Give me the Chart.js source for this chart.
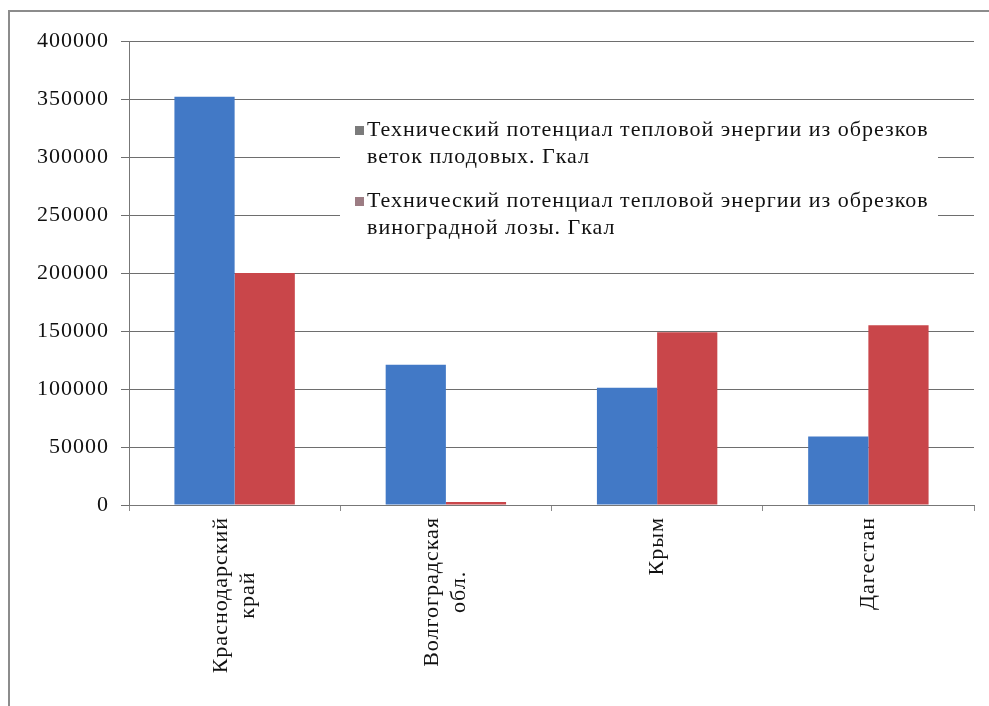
<!DOCTYPE html>
<html>
<head>
<meta charset="utf-8">
<script src="https://cdn.jsdelivr.net/npm/chart.js@4"></script>
<style>
  html, body { margin: 0; padding: 0; background: #fff; }
  #wrap { width: 989px; height: 706px; position: relative; }
</style>
</head>
<body>
<div id="wrap"><canvas id="potentialChart" width="989" height="706"></canvas></div>
<script>
// Chart data
const regions = [
    ['Краснодарский', 'край'],
    ['Волгоградская', 'обл.'],
    ['Крым'],
    ['Дагестан']
];
const fruitBranches = [352000, 121000, 101000, 59000];
const grapeVines = [200000, 2500, 149000, 155000];
const seriesNames = [
    ['Технический потенциал тепловой энергии из обрезков', 'веток плодовых. Гкал'],
    ['Технический потенциал тепловой энергии из обрезков', 'виноградной лозы. Гкал']
];
const yTicks = { min: 0, max: 400000, step: 50000 };

const FONT = '"Liberation Serif", "Times New Roman", serif';
const SPACING = '1px'; // the original serif is wider than Liberation Serif

// grey frame at left/top of the picture
const framePlugin = {
    id: 'frame',
    beforeDraw(chart) {
        const ctx = chart.ctx;
        ctx.letterSpacing = SPACING;
        ctx.save();
        ctx.fillStyle = '#fff';
        ctx.fillRect(0, 0, chart.width, chart.height);
        ctx.strokeStyle = '#8c8c8c';
        ctx.lineWidth = 2;
        ctx.beginPath();
        ctx.moveTo(9, chart.height);
        ctx.lineTo(9, 11);
        ctx.lineTo(chart.width, 11);
        ctx.stroke();
        ctx.restore();
    }
};

// vertical category labels, lines centred on each other
const xLabelsPlugin = {
    id: 'xLabels',
    afterDraw(chart) {
        const ctx = chart.ctx;
        const xScale = chart.scales.x;
        const top = chart.chartArea.bottom + 12;
        const lineHeight = 27;
        ctx.save();
        ctx.letterSpacing = SPACING;
        ctx.font = '22px ' + FONT;
        ctx.fillStyle = '#111';
        ctx.textBaseline = 'middle';
        ctx.textAlign = 'center';
        regions.forEach((lines, i) => {
            const x = xScale.getPixelForValue(i);
            const maxW = Math.max(...lines.map(l => ctx.measureText(l).width));
            ctx.save();
            ctx.translate(x, top);
            ctx.rotate(-Math.PI / 2);
            lines.forEach((line, j) => {
                const off = (j - (lines.length - 1) / 2) * lineHeight;
                ctx.fillText(line, -maxW / 2, off);
            });
            ctx.restore();
        });
        ctx.restore();
    }
};

// legend box inside the plot area
const legendBoxPlugin = {
    id: 'legendBox',
    afterDatasetsDraw(chart) {
        const ctx = chart.ctx;
        const box = { x: 340, y: 108, w: 598, h: 142 };
        const markerColors = ['#7b7b7b', '#9c7c83'];
        ctx.save();
        ctx.fillStyle = '#fff';
        ctx.fillRect(box.x, box.y, box.w, box.h);
        ctx.letterSpacing = SPACING;
        ctx.font = '22px ' + FONT;
        ctx.textBaseline = 'middle';
        ctx.textAlign = 'left';
        seriesNames.forEach((lines, i) => {
            const y0 = 130 + i * 71;
            ctx.fillStyle = markerColors[i];
            ctx.fillRect(355, y0 - 4, 9, 9);
            ctx.fillStyle = '#111';
            lines.forEach((line, j) => {
                ctx.fillText(line, 367, y0 + j * 27);
            });
        });
        ctx.restore();
    }
};

const ctx = document.getElementById('potentialChart').getContext('2d');
const potentialChart = new Chart(ctx, {
    type: 'bar',
    data: {
        labels: regions,
        datasets: [{
            label: seriesNames[0].join(' '),
            data: fruitBranches,
            backgroundColor: '#4279c6',
            borderWidth: 0
        }, {
            label: seriesNames[1].join(' '),
            data: grapeVines,
            backgroundColor: '#c9464a',
            borderWidth: 0
        }]
    },
    plugins: [framePlugin, legendBoxPlugin, xLabelsPlugin],
    options: {
        responsive: false,
        animation: false,
        layout: { padding: { top: 41, right: 15, left: 0, bottom: 0 } },
        plugins: {
            legend: { display: false },
            tooltip: { enabled: false }
        },
        datasets: {
            bar: { categoryPercentage: 0.57, barPercentage: 1.0 }
        },
        scales: {
            x: {
                grid: {
                    display: true,
                    drawOnChartArea: false,
                    tickLength: 6,
                    color: '#8a8a8a'
                },
                border: { display: true, color: '#777', width: 1 },
                ticks: { display: false },
                afterFit(scale) { scale.height = 201; }
            },
            y: {
                min: yTicks.min,
                max: yTicks.max,
                ticks: {
                    stepSize: yTicks.step,
                    padding: 12,
                    color: '#111',
                    font: { family: FONT, size: 22 },
                    callback: v => String(v)
                },
                grid: {
                    color: '#6e6e6e',
                    lineWidth: 1,
                    tickLength: 8
                },
                border: { display: true, color: '#777', width: 1 },
                afterFit(scale) { scale.width = 129; }
            }
        }
    }
});
</script>
</body>
</html>
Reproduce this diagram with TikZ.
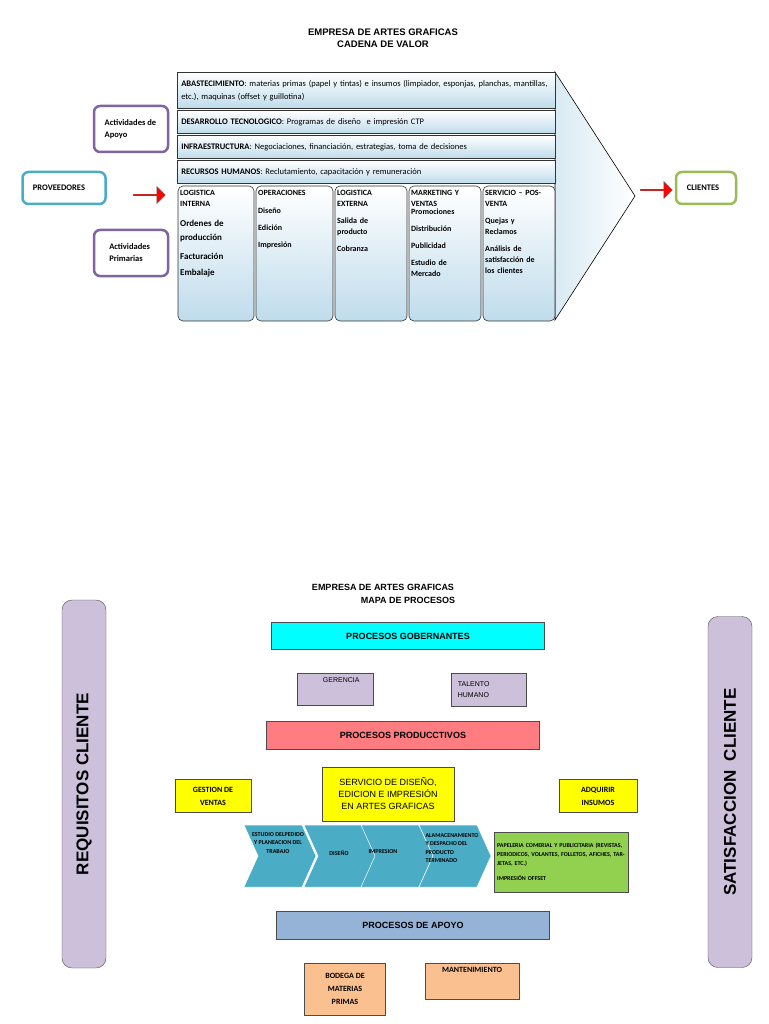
\documentclass[tikz,border=0pt]{standalone}
\usepackage{fontspec}
\setmainfont{Carlito}
\newfontfamily\arialf{Liberation Sans}
\usetikzlibrary{shapes.geometric,shapes.arrows}
\definecolor{vcb}{HTML}{BFDCEC}
\definecolor{lil}{HTML}{CCC0DA}
\definecolor{vio}{HTML}{8064A2}
\definecolor{tea}{HTML}{4BACC6}
\definecolor{grn}{HTML}{9BBB59}
\definecolor{chev}{HTML}{4BACC6}
\definecolor{salm}{HTML}{FF7C80}
\definecolor{apoyo}{HTML}{95B3D7}
\definecolor{peach}{HTML}{FAC090}
\definecolor{lgreen}{HTML}{92D050}
\definecolor{cyn}{HTML}{00FFFF}
\definecolor{ylw}{HTML}{FFFF00}
\begin{document}
\begin{tikzpicture}[x=1pt,y=-1pt,
  bar/.style={draw=black!80,line width=0.6pt,top color=white,bottom color=vcb,anchor=north west,minimum height=#1,inner sep=3pt},
  col/.style={draw=black!80,line width=0.6pt,rounded corners=5pt,top color=white,bottom color=vcb},
  ctext/.style={font=\fontsize{8}{11}\selectfont\bfseries,align=left,anchor=north west,text width=72,inner sep=2pt},
  side/.style={draw=#1,line width=2.5pt,rounded corners=6pt,fill=white,font=\fontsize{8.5}{12}\selectfont\bfseries,align=left},
  redarr/.style={single arrow,draw=black!60,fill=red,minimum height=32pt,minimum width=17pt,single arrow head extend=2pt,single arrow tip angle=90,inner sep=0pt,shape border rotate=0},
  pbox/.style={draw=black!70,fill=#1,font=\arialf\fontsize{9}{11}\selectfont\bfseries,align=center,inner sep=2pt},
  sbox/.style={draw=black!70,fill=#1,font=\fontsize{8}{13}\selectfont\bfseries,align=center,inner sep=2pt},
  chevtxt/.style={font=\fontsize{6}{8.5}\selectfont\bfseries,align=center}
]
\useasboundingbox (0,0) rectangle (768,1024);
\fill[white] (0,0) rectangle (768,1024);
% title
\node[font=\arialf\fontsize{9.5}{12}\selectfont\bfseries,align=center] (t1) at (383,38) {EMPRESA DE ARTES GRAFICAS\\CADENA DE VALOR};
% arrow outline
\draw[line width=0.6pt,left color=vcb!60,right color=white,shading angle=90] (555,72) -- (635,196) -- (555,320) -- cycle;
\node[bar=36,minimum width=378,text width=370,align=left,font=\fontsize{8.5}{13}\selectfont] (ab) at (177,72) {\textbf{ABASTECIMIENTO}: materias primas (papel y tintas) e insumos (limpiador, esponjas, planchas, mantillas, etc.), maquinas (offset y guillotina)};
\node[bar=23,minimum width=378,text width=370,align=left,font=\fontsize{8.5}{10}\selectfont] (dt) at (177,110) {\textbf{DESARROLLO TECNOLOGICO}: Programas de diseño \ e impresión CTP};
\node[bar=23,minimum width=378,text width=370,align=left,font=\fontsize{8.5}{10}\selectfont] (in) at (177,135) {\textbf{INFRAESTRUCTURA}: Negociaciones, financiación, estrategias, toma de decisiones};
\node[bar=23,minimum width=378,text width=370,align=left,font=\fontsize{8.5}{10}\selectfont] (rh) at (177,160) {\textbf{RECURSOS HUMANOS}: Reclutamiento, capacitación y remuneración};
\foreach \a/\b in {178/254,256/333,335/407,409/481,483/555}{\draw[col] (\a,186) rectangle (\b,321);}
\node[ctext] (c1) at (178,188) {LOGISTICA\\INTERNA\\[6pt]{\fontsize{9}{14}\selectfont Ordenes de\\producción\\[5pt]Facturación\\[5pt]Embalaje}};
\node[ctext] (c2) at (256,188) {OPERACIONES\\[7pt]Diseño\\[6pt]Edición\\[6pt]Impresión};
\node[ctext] (c3) at (335,188) {LOGISTICA\\EXTERNA\\[6pt]Salida de\\producto\\[6pt]Cobranza};
\node[ctext] (c4) at (409,188) {MARKETING Y\\VENTAS\\[-3pt]Promociones\\[6pt]Distribución\\[6pt]Publicidad\\[6pt]Estudio de\\Mercado};
\node[ctext] (c5) at (483,188) {SERVICIO – POS-\\VENTA\\[6pt]Quejas y\\Reclamos\\[6pt]Análisis de\\satisfacción de\\los clientes};
% side
\node[side=vio,minimum width=74,minimum height=46] (apo) at (131,129) {Actividades de\\Apoyo\hspace*{30pt}};
\node[side=tea,minimum width=83,minimum height=32,align=left] (prov) at (64,188) {PROVEEDORES\hspace*{10pt}};
\node[side=vio,minimum width=74,minimum height=46] (pri) at (131,253) {Actividades\\Primarias\hspace*{10pt}};
\node[side=grn,minimum width=60,minimum height=32] (cli) at (706,188) {CLIENTES\hspace*{6pt}};
\node[redarr] (ar1) at (149,195) {};
\node[redarr] (ar2) at (656,190) {};
% ---------- bottom
\node[font=\arialf\fontsize{9}{11}\selectfont\bfseries,align=left] (t2) at (383,587) {EMPRESA DE ARTES GRAFICAS};
\node[font=\arialf\fontsize{9}{11}\selectfont\bfseries] (t3) at (408,600) {MAPA DE PROCESOS};
\node[draw=black!70,fill=lil,rounded corners=10pt,minimum width=44,minimum height=368] (req) at (84,784) {};
\node[rotate=90,font=\arialf\fontsize{17}{19}\selectfont\bfseries] (reqt) at (req) {REQUISITOS CLIENTE};
\node[draw=black!70,fill=lil,rounded corners=10pt,minimum width=44,minimum height=351] (sat) at (730,792) {};
\node[rotate=90,font=\arialf\fontsize{17}{19}\selectfont\bfseries] (satt) at (sat) {SATISFACCION \ CLIENTE};
\node[pbox=cyn,minimum width=273,minimum height=27] (gob) at (408,636) {PROCESOS GOBERNANTES};
\node[sbox=lil,minimum width=76,minimum height=32,font=\arialf\fontsize{7}{11}\selectfont,anchor=north west,align=left] (ger) at (297,673) {\hspace*{12pt}GERENCIA\\[8pt]};
\node[sbox=lil,minimum width=75,minimum height=33,font=\arialf\fontsize{7}{11}\selectfont,anchor=north west,align=left] (tal) at (451,673) {TALENTO\hspace*{30pt}\\HUMANO};
\node[pbox=salm,minimum width=273,minimum height=28] (prod) at (403,735) {PROCESOS PRODUCCTIVOS};
\node[sbox=ylw,minimum width=76,minimum height=33] (gv) at (213,796) {GESTION DE\\VENTAS};
\node[draw=black!70,fill=ylw,minimum width=132,minimum height=54,font=\arialf\fontsize{9}{12}\selectfont,align=center] (serv) at (388,794) {SERVICIO DE DISEÑO,\\EDICION E IMPRESIÓN\\EN ARTES GRAFICAS};
\node[sbox=ylw,minimum width=78,minimum height=33] (adq) at (598,796) {ADQUIRIR\\INSUMOS};
\foreach \a in {244,304,361,419}{
  \fill[chev,draw=white,line width=0.5pt] (\a,825) -- (\a+58,825) -- (\a+72,856) -- (\a+58,887) -- (\a,887) -- (\a+14,856) -- cycle;}
\node[chevtxt] (ch1) at (278,843) {ESTUDIO DELPEDIDO\\Y PLANEACION DEL\\TRABAJO};
\node[chevtxt] (ch2) at (339,853) {DISEÑO};
\node[chevtxt] (ch3) at (383,852) {IMPRESION};
\node[chevtxt,align=left] (ch4) at (452,848) {ALAMACENAMIENTO\\Y DESPACHO DEL\\PRODUCTO\\TERMINADO};
\node[draw=black!70,fill=lgreen,minimum width=134,minimum height=60,anchor=north west,font=\fontsize{6}{9}\selectfont\bfseries,align=left,text width=128,inner sep=3pt] (pap) at (494,832) {PAPELERIA COMERIAL Y PUBLICITARIA (REVISTAS, PERIODICOS, VOLANTES, FOLLETOS, AFICHES, TARJETAS, ETC.)\\[6pt]IMPRESIÓN OFFSET};
\node[pbox=apoyo,minimum width=273,minimum height=28] (apy) at (413,925) {PROCESOS DE APOYO};
\node[sbox=peach,minimum width=81,minimum height=52] (bod) at (345,989) {BODEGA DE\\MATERIAS\\PRIMAS};
\node[sbox=peach,minimum width=94,minimum height=36,anchor=north] (man) at (472,963) {MANTENIMIENTO\\[10pt]};
\end{tikzpicture}
\end{document}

- _EXERCISE DIRECTIONS_:
Retype the records above word for word, from their first line through the line containing "const SPACING = '1px';", and leave out every picture.

- _OUTPUT_:
Give me the Chart.js source for this chart.
<!DOCTYPE html>
<html>
<head>
<meta charset="utf-8">
<script src="https://cdn.jsdelivr.net/npm/chart.js@4"></script>
<style>
  html, body { margin: 0; padding: 0; background: #fff; }
  #wrap { width: 989px; height: 706px; position: relative; }
</style>
</head>
<body>
<div id="wrap"><canvas id="potentialChart" width="989" height="706"></canvas></div>
<script>
// Chart data
const regions = [
    ['Краснодарский', 'край'],
    ['Волгоградская', 'обл.'],
    ['Крым'],
    ['Дагестан']
];
const fruitBranches = [352000, 121000, 101000, 59000];
const grapeVines = [200000, 2500, 149000, 155000];
const seriesNames = [
    ['Технический потенциал тепловой энергии из обрезков', 'веток плодовых. Гкал'],
    ['Технический потенциал тепловой энергии из обрезков', 'виноградной лозы. Гкал']
];
const yTicks = { min: 0, max: 400000, step: 50000 };

const FONT = '"Liberation Serif", "Times New Roman", serif';
const SPACING = '1px'; // the original serif is wider than Liberation Serif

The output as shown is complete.